Research Spotlight: Jamison Kantor
Each month, the Communications Team reaches out to members of the Department of English faculty and asks them to elaborate on a current research or creative project they are working on or have recently completed. For this month, we asked Professor Jamison Kantor about his project exploring automatic materiality.
In your own words, as the expert that you are, can you explain the overview of your project?
My current project addresses the idea of automation—or, more specifically, “automatic materiality”—in the literature, art and philosophy of the British Romantic period. Right now, automation is a pretty hot topic among politicians, economists and journalists, many of whom are responding to a pervasive anxiety about automated technology replacing jobs or, more dramatically, reshaping the entire structure of the economy. This research, however, tries to find a broader, theoretical basis for automation—as well as the fears and hopes it inspires—in the cultural representations that came out of the first industrial period, around 1750-1850. So, while I address classic early examples of automation in literature—such as the “automatic scholarship engine” in Gulliver’s Travels or the way that the new rotary printing press may have inspired Keats’s poetry—I also look at phenomena like viruses (or, self-proliferating biological matter) in Mary Shelley, finance capital (money that creates more money automatically) in Horace Walpole and a theory of early technocracy (or, the “automating” of thought through rote processes) in Wordsworth. One of my larger claims is that the Romantics focused on the concept of the automatic as a metonym for larger projections about the future, whether those futures were proto-socialist utopias where machines do all the hard work, or capitalist hegemonies, where those who already have wealth can increase and horde it without the need for human labor.
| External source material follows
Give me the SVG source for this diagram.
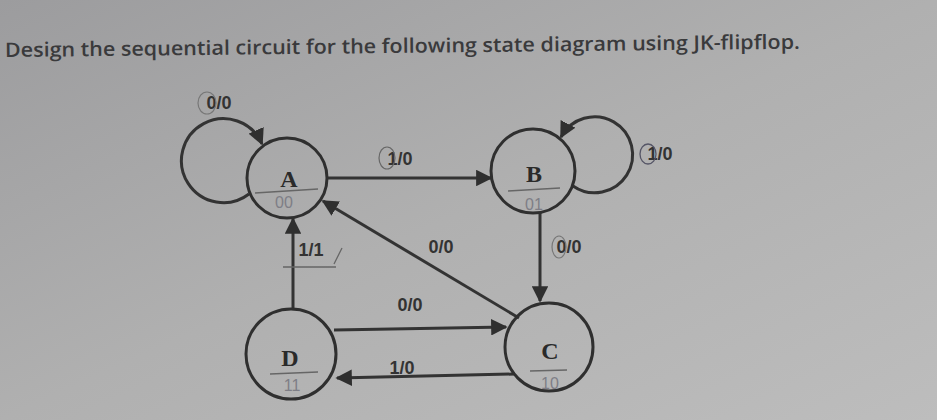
<svg xmlns="http://www.w3.org/2000/svg" width="937" height="420" viewBox="0 0 937 420">
<defs>
<linearGradient id="bg" x1="0" y1="0" x2="1" y2="1">
<stop offset="0" stop-color="#9c9c9e"/>
<stop offset="0.5" stop-color="#b0b0b0"/>
<stop offset="1" stop-color="#bdbdbd"/>
</linearGradient>
<marker id="ah" viewBox="0 0 10 10" refX="9" refY="5" markerWidth="5.5" markerHeight="5.5" orient="auto" markerUnits="strokeWidth">
<path d="M0,0 L10,5 L0,10 Z" fill="#2f2f2f"/>
</marker>
<style>
.st{fill:none;stroke:#2f2f2f;stroke-width:3}
.ed{fill:none;stroke:#333;stroke-width:3;marker-end:url(#ah)}
.nm{font-family:"Liberation Serif",serif;font-weight:bold;font-size:24px;fill:#2a2a2a;text-anchor:middle}
.lb{font-family:"Liberation Sans",Arial,sans-serif;font-weight:bold;font-size:18px;fill:#333;text-anchor:middle}
.hw{font-family:"Liberation Sans",sans-serif;font-size:16px;fill:#7e7e86;text-anchor:middle}
.hl{stroke:#666;stroke-width:1.3}
</style>
</defs>
<rect width="937" height="420" fill="url(#bg)"/>
<text x="5" y="57" transform="rotate(-0.6 5 57)" font-family="'Open Sans','Liberation Sans',sans-serif" font-size="20" font-weight="600" fill="#3a3a3c" textLength="795" lengthAdjust="spacingAndGlyphs">Design the sequential circuit for the following state diagram using JK-flipflop.</text>
<g id="connectors">
<path class="ed" d="M249,194 A42,42 0 1 1 262,144"/>
<path class="ed" d="M573,186 A38,38 0 1 0 561,137"/>
<line class="ed" x1="328" y1="178" x2="491" y2="178"/>
<line class="ed" x1="540" y1="213" x2="540" y2="301"/>
<line class="ed" x1="519" y1="318" x2="323" y2="201"/>
<line class="ed" x1="293" y1="309" x2="293" y2="219"/>
<line class="ed" x1="334" y1="330" x2="506" y2="327"/>
<line class="ed" x1="515" y1="374" x2="337" y2="378"/>
<text class="lb" x="219" y="109">0/0</text>
<text class="lb" x="660" y="160">1/0</text>
<text class="lb" x="400" y="165">1/0</text>
<text class="lb" x="569" y="253">0/0</text>
<text class="lb" x="441" y="253">0/0</text>
<text class="lb" x="311" y="256">1/1</text>
<text class="lb" x="410" y="311">0/0</text>
<text class="lb" x="402" y="374">1/0</text>
<ellipse cx="207" cy="103" rx="9" ry="11" fill="none" stroke="#777" stroke-width="1.2"/>
<ellipse cx="387" cy="158" rx="8" ry="11" fill="none" stroke="#666" stroke-width="1.2"/>
<ellipse cx="559" cy="247" rx="7" ry="11" fill="none" stroke="#777" stroke-width="1.2"/>
<ellipse cx="648" cy="154" rx="8" ry="10" fill="none" stroke="#556" stroke-width="1.3"/>
<path d="M283,267 L336,267 M334,264 L342,248" class="hl" fill="none"/>
</g>
<g id="A">
<circle class="st" cx="287" cy="178" r="40"/>
<text class="nm" x="289" y="187">A</text>
<line class="hl" x1="255" y1="193" x2="318" y2="189"/>
<text class="hw" x="284" y="208">00</text>
</g>
<g id="B">
<circle class="st" cx="533" cy="171" r="42"/>
<text class="nm" x="534" y="182">B</text>
<line class="hl" x1="508" y1="191" x2="560" y2="188"/>
<text class="hw" x="534" y="210">01</text>
</g>
<g id="C">
<circle class="st" cx="549" cy="347" r="44"/>
<text class="nm" x="550" y="359">C</text>
<line class="hl" x1="530" y1="371" x2="567" y2="370"/>
<text class="hw" x="550" y="389">10</text>
</g>
<g id="D">
<circle class="st" cx="291" cy="354" r="45"/>
<text class="nm" x="290" y="366">D</text>
<line class="hl" x1="270" y1="374" x2="318" y2="372"/>
<text class="hw" x="292" y="391">11</text>
</g>
</svg>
Now, could you shorten this description into one sentence that uses accessible language?
My new project addresses the idea of automation in British Romantic literature and proposes that the Romantics articulated a variety of different futures based on their relationship with “automated” matter, technology and practices.
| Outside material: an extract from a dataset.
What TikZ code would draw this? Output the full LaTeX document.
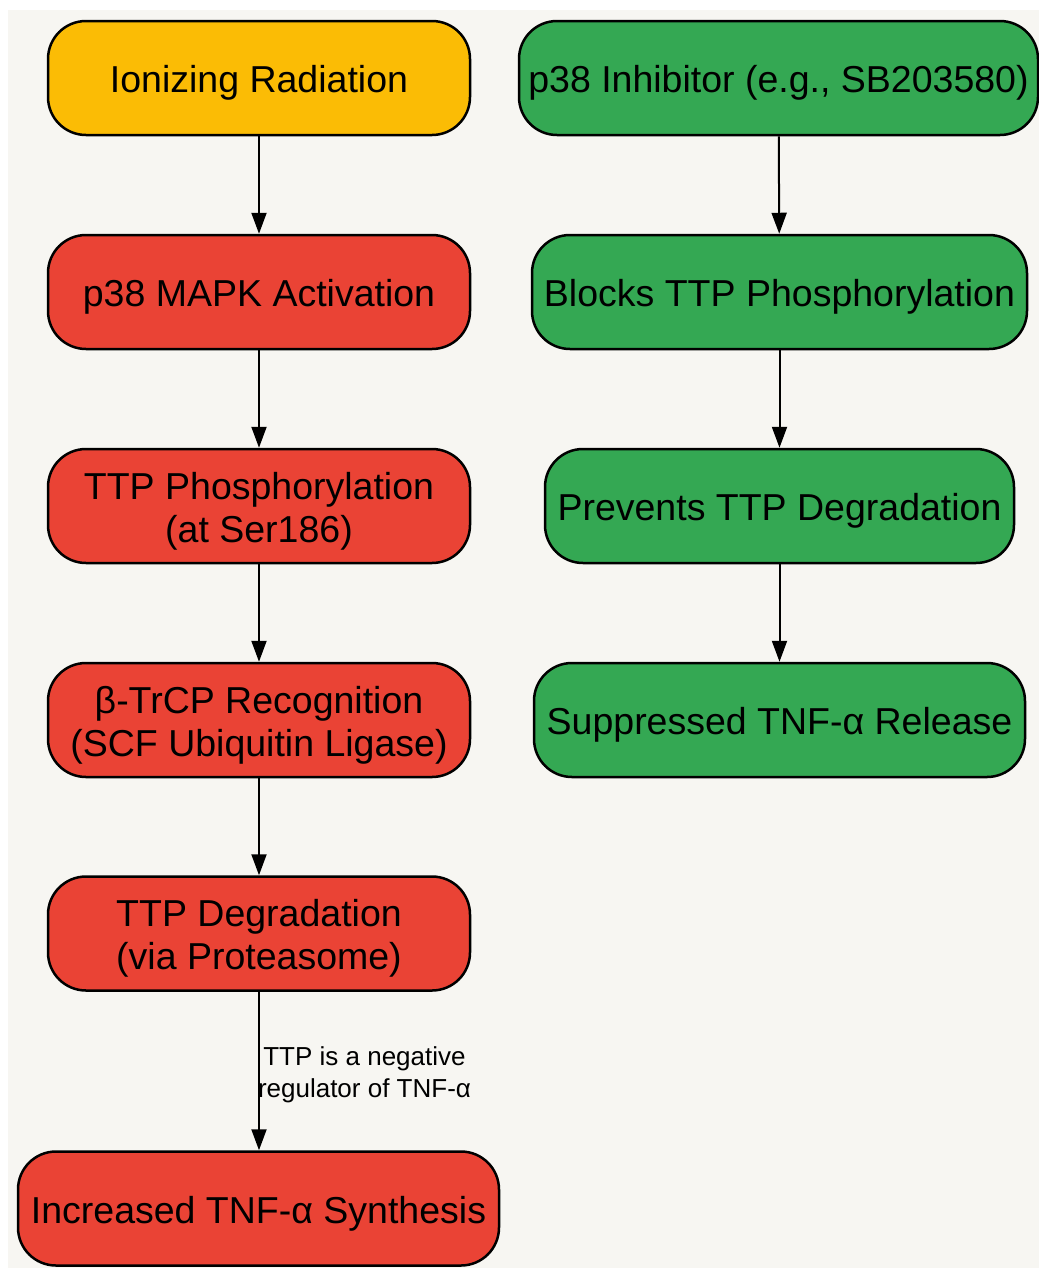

In what ways is your research significant?
While automation has been a hot topic in the broader public sphere, matter (or materiality, new approaches to ontology, etc.) has been a major preoccupation of literature scholars for at least the past decade. In fact, there is a whole subfield of scholarship dubbed “The New Materialism” that cuts across disciplines and scholarly interests. My new work is, in part, an attempt to reckon with this turn to matter and materialism in literary criticism. In some of this criticism I see a tendency to valorize encounters with matter as licensing a new, beneficial mutuality between objects and subjects (if I can use these somewhat dated terms). One of my goals in this new book is to show the utterly alienating force of matter—especially a matter that proliferates without our intervention—as well as its liberating potential. If my approach tends to repeat a cliché about the Romantics, that they were skeptical about all forms of mechanization and routine, so be it!
Are you working with any colleagues or collaborators (e.g. grad students)?
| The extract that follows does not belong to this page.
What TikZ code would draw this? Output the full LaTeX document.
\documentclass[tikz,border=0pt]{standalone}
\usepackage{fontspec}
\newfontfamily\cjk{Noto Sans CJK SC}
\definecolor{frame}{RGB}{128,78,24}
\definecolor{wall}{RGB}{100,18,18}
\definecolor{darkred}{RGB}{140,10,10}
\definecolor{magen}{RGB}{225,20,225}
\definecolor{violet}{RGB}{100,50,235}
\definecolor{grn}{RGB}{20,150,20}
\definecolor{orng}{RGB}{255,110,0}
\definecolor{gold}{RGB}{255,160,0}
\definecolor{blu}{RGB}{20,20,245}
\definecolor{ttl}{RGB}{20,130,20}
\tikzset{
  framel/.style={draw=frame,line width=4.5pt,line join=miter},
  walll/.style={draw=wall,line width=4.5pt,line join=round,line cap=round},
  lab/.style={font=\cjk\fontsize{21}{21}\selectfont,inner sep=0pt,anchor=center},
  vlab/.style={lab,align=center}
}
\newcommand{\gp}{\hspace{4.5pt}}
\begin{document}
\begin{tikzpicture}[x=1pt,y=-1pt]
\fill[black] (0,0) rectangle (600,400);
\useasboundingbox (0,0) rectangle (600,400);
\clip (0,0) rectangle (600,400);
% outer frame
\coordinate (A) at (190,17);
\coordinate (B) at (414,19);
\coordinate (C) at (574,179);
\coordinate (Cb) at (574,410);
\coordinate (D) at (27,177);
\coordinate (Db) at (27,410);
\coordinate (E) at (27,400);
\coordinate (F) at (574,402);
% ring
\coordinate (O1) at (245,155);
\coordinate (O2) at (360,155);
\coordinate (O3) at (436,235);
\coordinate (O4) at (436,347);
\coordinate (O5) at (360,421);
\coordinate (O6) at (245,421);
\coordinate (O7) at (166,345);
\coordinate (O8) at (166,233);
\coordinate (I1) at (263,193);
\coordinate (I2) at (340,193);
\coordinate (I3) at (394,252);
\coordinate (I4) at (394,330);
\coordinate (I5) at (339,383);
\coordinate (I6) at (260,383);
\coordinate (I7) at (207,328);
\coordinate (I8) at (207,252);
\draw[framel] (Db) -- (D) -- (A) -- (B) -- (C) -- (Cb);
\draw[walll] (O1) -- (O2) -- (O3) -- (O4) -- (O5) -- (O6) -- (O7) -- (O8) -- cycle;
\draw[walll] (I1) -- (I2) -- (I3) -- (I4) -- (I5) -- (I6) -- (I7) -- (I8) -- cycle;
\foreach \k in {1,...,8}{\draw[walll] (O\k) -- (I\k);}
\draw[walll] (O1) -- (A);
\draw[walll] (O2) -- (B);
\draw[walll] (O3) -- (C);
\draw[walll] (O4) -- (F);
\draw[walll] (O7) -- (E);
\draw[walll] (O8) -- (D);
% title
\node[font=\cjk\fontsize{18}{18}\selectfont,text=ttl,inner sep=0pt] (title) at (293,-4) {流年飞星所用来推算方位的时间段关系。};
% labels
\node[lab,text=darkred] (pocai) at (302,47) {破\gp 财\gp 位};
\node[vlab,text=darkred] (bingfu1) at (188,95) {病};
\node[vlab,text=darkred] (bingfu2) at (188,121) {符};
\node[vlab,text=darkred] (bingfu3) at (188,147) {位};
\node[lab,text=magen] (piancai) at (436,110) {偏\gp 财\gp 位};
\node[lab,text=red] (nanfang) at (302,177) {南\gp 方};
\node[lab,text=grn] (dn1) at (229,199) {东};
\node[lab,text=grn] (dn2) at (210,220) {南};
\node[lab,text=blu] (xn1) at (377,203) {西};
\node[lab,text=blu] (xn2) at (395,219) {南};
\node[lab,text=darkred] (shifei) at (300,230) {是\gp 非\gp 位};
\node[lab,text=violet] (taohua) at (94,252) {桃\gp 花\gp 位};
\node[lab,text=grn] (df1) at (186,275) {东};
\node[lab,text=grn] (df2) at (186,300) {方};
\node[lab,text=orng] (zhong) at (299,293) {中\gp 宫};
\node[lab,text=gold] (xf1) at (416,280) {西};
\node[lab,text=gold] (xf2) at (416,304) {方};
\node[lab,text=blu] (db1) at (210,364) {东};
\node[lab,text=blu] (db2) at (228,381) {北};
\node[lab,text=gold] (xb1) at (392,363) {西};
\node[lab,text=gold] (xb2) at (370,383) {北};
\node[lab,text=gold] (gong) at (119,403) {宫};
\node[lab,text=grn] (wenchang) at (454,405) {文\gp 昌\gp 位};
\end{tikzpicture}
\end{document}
I don’t have any collaborators who are working with me directly on the project. But there are many people who have helped me shape the project thus far. Those people include readers from EC:TI and PMLA, the two journals that have published excerpts from the manuscript, curatorial assistants at the London Science Museum, and, of course, my fantastic colleagues in English. Jake Risinger and I have had an ongoing conversation about my chapter on Mary Shelley and the “virus” of history and I’m looking forward to chatting more with Jill Galvan about automatic writing and its interaction with nineteenth-century media technology, which I believe she touches on in her first book.
Where do you see this project going in the future?
I would like this manuscript to be my second book. I’m also looking forward to presenting more of its ideas at conferences and talks. In the interest of expanding the public relevance and interdisciplinary scope of scholarship in English literature, I hope that some of these forums are outside of the humanities. The book may center on authors you are liable to see in your lit course syllabi—Jonathan Swift, Mary Shelley, John Keats—but I’m also trying to make a case for the wider promises and anxieties that imbue all sorts of automated matter, biological, technological or otherwise.
What's next for you?
I’m still in the process of drafting the proposal for my first book, so this second project is—like its argument implies—a kind of future endeavor! But, beyond that, I have a very nascent idea about the cinematic concept of “aspect ratio,” or the panoramic width of the screen in film and T.V. I think there’s something to be said for the premonition of this concept in early gothic literature. As always, I’m sure my colleagues and students interested in these media will be very helpful here!